* WHAT IS REQUIRED *
Below are entries to be transcribed exactly; exclude the pictures from the copy.

— start EXCERPTED RECORDS —

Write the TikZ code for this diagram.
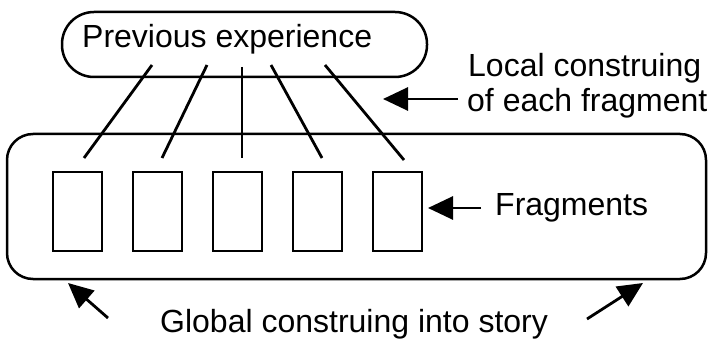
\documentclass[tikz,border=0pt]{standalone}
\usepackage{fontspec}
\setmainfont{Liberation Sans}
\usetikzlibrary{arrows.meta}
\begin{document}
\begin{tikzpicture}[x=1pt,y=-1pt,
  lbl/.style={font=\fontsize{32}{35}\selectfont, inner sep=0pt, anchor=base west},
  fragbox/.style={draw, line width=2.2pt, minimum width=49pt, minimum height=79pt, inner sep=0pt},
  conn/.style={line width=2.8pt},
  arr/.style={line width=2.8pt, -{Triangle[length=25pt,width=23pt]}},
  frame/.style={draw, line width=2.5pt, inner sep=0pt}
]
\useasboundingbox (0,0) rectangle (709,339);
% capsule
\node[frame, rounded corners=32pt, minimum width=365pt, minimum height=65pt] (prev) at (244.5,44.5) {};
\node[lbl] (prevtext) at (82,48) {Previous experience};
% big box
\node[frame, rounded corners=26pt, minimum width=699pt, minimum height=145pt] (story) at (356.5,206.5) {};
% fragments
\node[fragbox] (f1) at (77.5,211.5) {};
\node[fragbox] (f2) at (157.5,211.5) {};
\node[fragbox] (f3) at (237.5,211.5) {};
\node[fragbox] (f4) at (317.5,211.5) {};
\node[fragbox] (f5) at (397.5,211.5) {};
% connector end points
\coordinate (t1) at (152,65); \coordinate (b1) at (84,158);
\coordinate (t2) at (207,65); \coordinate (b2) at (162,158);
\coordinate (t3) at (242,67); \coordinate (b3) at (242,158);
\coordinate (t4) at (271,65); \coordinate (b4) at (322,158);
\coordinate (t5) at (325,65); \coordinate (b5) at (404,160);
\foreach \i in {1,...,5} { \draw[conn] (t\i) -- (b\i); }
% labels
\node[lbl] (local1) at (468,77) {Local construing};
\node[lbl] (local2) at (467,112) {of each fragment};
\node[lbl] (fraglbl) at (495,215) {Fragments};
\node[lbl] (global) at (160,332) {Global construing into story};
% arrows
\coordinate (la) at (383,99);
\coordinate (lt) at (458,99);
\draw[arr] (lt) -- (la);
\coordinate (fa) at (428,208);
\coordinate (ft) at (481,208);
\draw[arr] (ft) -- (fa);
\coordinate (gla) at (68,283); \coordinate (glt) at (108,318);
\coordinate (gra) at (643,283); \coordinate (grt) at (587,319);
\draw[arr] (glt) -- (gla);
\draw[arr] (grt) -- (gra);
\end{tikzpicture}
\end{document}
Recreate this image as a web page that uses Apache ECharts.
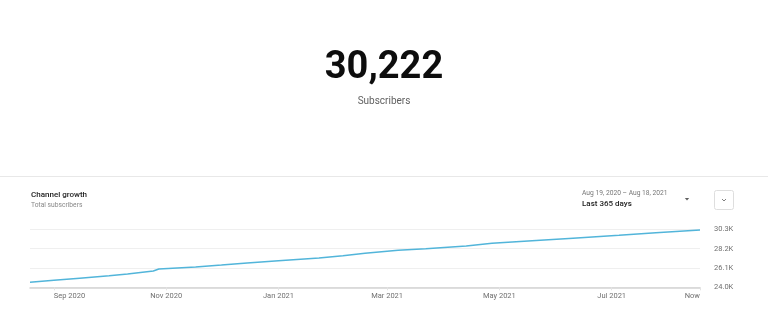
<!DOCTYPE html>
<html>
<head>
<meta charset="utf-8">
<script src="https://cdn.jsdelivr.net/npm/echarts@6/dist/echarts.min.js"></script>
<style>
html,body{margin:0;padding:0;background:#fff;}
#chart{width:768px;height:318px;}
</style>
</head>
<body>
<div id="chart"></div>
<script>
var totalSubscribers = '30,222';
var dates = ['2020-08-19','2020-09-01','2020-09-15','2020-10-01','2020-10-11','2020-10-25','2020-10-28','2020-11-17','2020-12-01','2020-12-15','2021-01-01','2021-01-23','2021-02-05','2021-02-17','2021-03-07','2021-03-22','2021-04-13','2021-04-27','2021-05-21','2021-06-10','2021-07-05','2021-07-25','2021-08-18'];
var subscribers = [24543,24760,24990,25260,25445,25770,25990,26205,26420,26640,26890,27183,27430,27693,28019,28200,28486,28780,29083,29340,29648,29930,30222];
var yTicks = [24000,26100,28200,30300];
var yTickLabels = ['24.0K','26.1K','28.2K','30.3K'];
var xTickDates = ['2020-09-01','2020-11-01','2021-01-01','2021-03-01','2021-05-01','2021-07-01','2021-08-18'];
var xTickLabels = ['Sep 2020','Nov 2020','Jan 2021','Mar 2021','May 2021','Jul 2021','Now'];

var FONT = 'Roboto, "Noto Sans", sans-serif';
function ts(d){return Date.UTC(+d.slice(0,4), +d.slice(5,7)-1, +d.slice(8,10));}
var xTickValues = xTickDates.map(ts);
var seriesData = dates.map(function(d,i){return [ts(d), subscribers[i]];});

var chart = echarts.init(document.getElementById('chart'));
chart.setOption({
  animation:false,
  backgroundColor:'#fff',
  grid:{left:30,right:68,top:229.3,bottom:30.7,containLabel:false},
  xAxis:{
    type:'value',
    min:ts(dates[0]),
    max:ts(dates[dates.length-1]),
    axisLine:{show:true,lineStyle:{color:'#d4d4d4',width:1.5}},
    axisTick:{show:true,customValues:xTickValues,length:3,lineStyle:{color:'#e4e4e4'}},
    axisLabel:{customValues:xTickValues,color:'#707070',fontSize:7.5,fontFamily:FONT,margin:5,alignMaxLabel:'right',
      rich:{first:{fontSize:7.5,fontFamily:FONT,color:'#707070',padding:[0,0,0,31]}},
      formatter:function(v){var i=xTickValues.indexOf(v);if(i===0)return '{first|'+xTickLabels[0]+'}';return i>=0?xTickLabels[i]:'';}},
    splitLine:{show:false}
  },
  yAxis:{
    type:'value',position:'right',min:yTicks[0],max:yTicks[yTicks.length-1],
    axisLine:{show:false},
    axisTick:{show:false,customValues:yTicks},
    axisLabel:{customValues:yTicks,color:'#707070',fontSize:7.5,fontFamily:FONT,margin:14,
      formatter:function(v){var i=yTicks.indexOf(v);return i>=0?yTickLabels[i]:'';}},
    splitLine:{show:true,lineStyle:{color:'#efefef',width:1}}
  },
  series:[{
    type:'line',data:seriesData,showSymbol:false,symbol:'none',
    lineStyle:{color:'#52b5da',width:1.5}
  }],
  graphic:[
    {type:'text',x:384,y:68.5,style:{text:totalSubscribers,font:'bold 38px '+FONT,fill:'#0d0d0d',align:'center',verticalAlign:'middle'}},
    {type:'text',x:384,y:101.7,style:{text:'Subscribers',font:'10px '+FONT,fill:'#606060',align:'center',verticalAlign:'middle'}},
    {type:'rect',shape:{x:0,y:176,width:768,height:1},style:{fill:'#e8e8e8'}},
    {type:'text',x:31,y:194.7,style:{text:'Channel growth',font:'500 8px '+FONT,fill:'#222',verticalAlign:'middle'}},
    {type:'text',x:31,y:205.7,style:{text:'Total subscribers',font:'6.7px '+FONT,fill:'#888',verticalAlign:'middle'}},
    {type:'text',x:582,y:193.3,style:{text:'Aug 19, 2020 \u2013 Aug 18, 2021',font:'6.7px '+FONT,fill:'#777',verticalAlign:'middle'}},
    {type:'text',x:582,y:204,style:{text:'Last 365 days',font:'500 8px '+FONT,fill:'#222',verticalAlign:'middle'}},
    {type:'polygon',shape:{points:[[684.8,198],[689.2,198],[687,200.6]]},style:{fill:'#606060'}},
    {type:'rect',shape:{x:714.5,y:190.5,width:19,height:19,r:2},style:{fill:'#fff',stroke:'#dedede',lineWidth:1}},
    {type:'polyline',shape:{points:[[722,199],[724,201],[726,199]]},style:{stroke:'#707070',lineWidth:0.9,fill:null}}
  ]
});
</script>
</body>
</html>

— end EXCERPTED RECORDS —

* ANSWER IN FULL *
Write the TikZ code for this diagram.
\documentclass[tikz,border=0pt]{standalone}
\usepackage{fontspec}
\setmainfont{Liberation Sans}
\usetikzlibrary{arrows.meta}
\begin{document}
\begin{tikzpicture}[x=1pt,y=-1pt,
  lbl/.style={font=\fontsize{32}{35}\selectfont, inner sep=0pt, anchor=base west},
  fragbox/.style={draw, line width=2.2pt, minimum width=49pt, minimum height=79pt, inner sep=0pt},
  conn/.style={line width=2.8pt},
  arr/.style={line width=2.8pt, -{Triangle[length=25pt,width=23pt]}},
  frame/.style={draw, line width=2.5pt, inner sep=0pt}
]
\useasboundingbox (0,0) rectangle (709,339);
% capsule
\node[frame, rounded corners=32pt, minimum width=365pt, minimum height=65pt] (prev) at (244.5,44.5) {};
\node[lbl] (prevtext) at (82,48) {Previous experience};
% big box
\node[frame, rounded corners=26pt, minimum width=699pt, minimum height=145pt] (story) at (356.5,206.5) {};
% fragments
\node[fragbox] (f1) at (77.5,211.5) {};
\node[fragbox] (f2) at (157.5,211.5) {};
\node[fragbox] (f3) at (237.5,211.5) {};
\node[fragbox] (f4) at (317.5,211.5) {};
\node[fragbox] (f5) at (397.5,211.5) {};
% connector end points
\coordinate (t1) at (152,65); \coordinate (b1) at (84,158);
\coordinate (t2) at (207,65); \coordinate (b2) at (162,158);
\coordinate (t3) at (242,67); \coordinate (b3) at (242,158);
\coordinate (t4) at (271,65); \coordinate (b4) at (322,158);
\coordinate (t5) at (325,65); \coordinate (b5) at (404,160);
\foreach \i in {1,...,5} { \draw[conn] (t\i) -- (b\i); }
% labels
\node[lbl] (local1) at (468,77) {Local construing};
\node[lbl] (local2) at (467,112) {of each fragment};
\node[lbl] (fraglbl) at (495,215) {Fragments};
\node[lbl] (global) at (160,332) {Global construing into story};
% arrows
\coordinate (la) at (383,99);
\coordinate (lt) at (458,99);
\draw[arr] (lt) -- (la);
\coordinate (fa) at (428,208);
\coordinate (ft) at (481,208);
\draw[arr] (ft) -- (fa);
\coordinate (gla) at (68,283); \coordinate (glt) at (108,318);
\coordinate (gra) at (643,283); \coordinate (grt) at (587,319);
\draw[arr] (glt) -- (gla);
\draw[arr] (grt) -- (gra);
\end{tikzpicture}
\end{document}
Recreate this image as a web page that uses Apache ECharts.
<!DOCTYPE html>
<html>
<head>
<meta charset="utf-8">
<script src="https://cdn.jsdelivr.net/npm/echarts@6/dist/echarts.min.js"></script>
<style>
html,body{margin:0;padding:0;background:#fff;}
#chart{width:768px;height:318px;}
</style>
</head>
<body>
<div id="chart"></div>
<script>
var totalSubscribers = '30,222';
var dates = ['2020-08-19','2020-09-01','2020-09-15','2020-10-01','2020-10-11','2020-10-25','2020-10-28','2020-11-17','2020-12-01','2020-12-15','2021-01-01','2021-01-23','2021-02-05','2021-02-17','2021-03-07','2021-03-22','2021-04-13','2021-04-27','2021-05-21','2021-06-10','2021-07-05','2021-07-25','2021-08-18'];
var subscribers = [24543,24760,24990,25260,25445,25770,25990,26205,26420,26640,26890,27183,27430,27693,28019,28200,28486,28780,29083,29340,29648,29930,30222];
var yTicks = [24000,26100,28200,30300];
var yTickLabels = ['24.0K','26.1K','28.2K','30.3K'];
var xTickDates = ['2020-09-01','2020-11-01','2021-01-01','2021-03-01','2021-05-01','2021-07-01','2021-08-18'];
var xTickLabels = ['Sep 2020','Nov 2020','Jan 2021','Mar 2021','May 2021','Jul 2021','Now'];

var FONT = 'Roboto, "Noto Sans", sans-serif';
function ts(d){return Date.UTC(+d.slice(0,4), +d.slice(5,7)-1, +d.slice(8,10));}
var xTickValues = xTickDates.map(ts);
var seriesData = dates.map(function(d,i){return [ts(d), subscribers[i]];});

var chart = echarts.init(document.getElementById('chart'));
chart.setOption({
  animation:false,
  backgroundColor:'#fff',
  grid:{left:30,right:68,top:229.3,bottom:30.7,containLabel:false},
  xAxis:{
    type:'value',
    min:ts(dates[0]),
    max:ts(dates[dates.length-1]),
    axisLine:{show:true,lineStyle:{color:'#d4d4d4',width:1.5}},
    axisTick:{show:true,customValues:xTickValues,length:3,lineStyle:{color:'#e4e4e4'}},
    axisLabel:{customValues:xTickValues,color:'#707070',fontSize:7.5,fontFamily:FONT,margin:5,alignMaxLabel:'right',
      rich:{first:{fontSize:7.5,fontFamily:FONT,color:'#707070',padding:[0,0,0,31]}},
      formatter:function(v){var i=xTickValues.indexOf(v);if(i===0)return '{first|'+xTickLabels[0]+'}';return i>=0?xTickLabels[i]:'';}},
    splitLine:{show:false}
  },
  yAxis:{
    type:'value',position:'right',min:yTicks[0],max:yTicks[yTicks.length-1],
    axisLine:{show:false},
    axisTick:{show:false,customValues:yTicks},
    axisLabel:{customValues:yTicks,color:'#707070',fontSize:7.5,fontFamily:FONT,margin:14,
      formatter:function(v){var i=yTicks.indexOf(v);return i>=0?yTickLabels[i]:'';}},
    splitLine:{show:true,lineStyle:{color:'#efefef',width:1}}
  },
  series:[{
    type:'line',data:seriesData,showSymbol:false,symbol:'none',
    lineStyle:{color:'#52b5da',width:1.5}
  }],
  graphic:[
    {type:'text',x:384,y:68.5,style:{text:totalSubscribers,font:'bold 38px '+FONT,fill:'#0d0d0d',align:'center',verticalAlign:'middle'}},
    {type:'text',x:384,y:101.7,style:{text:'Subscribers',font:'10px '+FONT,fill:'#606060',align:'center',verticalAlign:'middle'}},
    {type:'rect',shape:{x:0,y:176,width:768,height:1},style:{fill:'#e8e8e8'}},
    {type:'text',x:31,y:194.7,style:{text:'Channel growth',font:'500 8px '+FONT,fill:'#222',verticalAlign:'middle'}},
    {type:'text',x:31,y:205.7,style:{text:'Total subscribers',font:'6.7px '+FONT,fill:'#888',verticalAlign:'middle'}},
    {type:'text',x:582,y:193.3,style:{text:'Aug 19, 2020 \u2013 Aug 18, 2021',font:'6.7px '+FONT,fill:'#777',verticalAlign:'middle'}},
    {type:'text',x:582,y:204,style:{text:'Last 365 days',font:'500 8px '+FONT,fill:'#222',verticalAlign:'middle'}},
    {type:'polygon',shape:{points:[[684.8,198],[689.2,198],[687,200.6]]},style:{fill:'#606060'}},
    {type:'rect',shape:{x:714.5,y:190.5,width:19,height:19,r:2},style:{fill:'#fff',stroke:'#dedede',lineWidth:1}},
    {type:'polyline',shape:{points:[[722,199],[724,201],[726,199]]},style:{stroke:'#707070',lineWidth:0.9,fill:null}}
  ]
});
</script>
</body>
</html>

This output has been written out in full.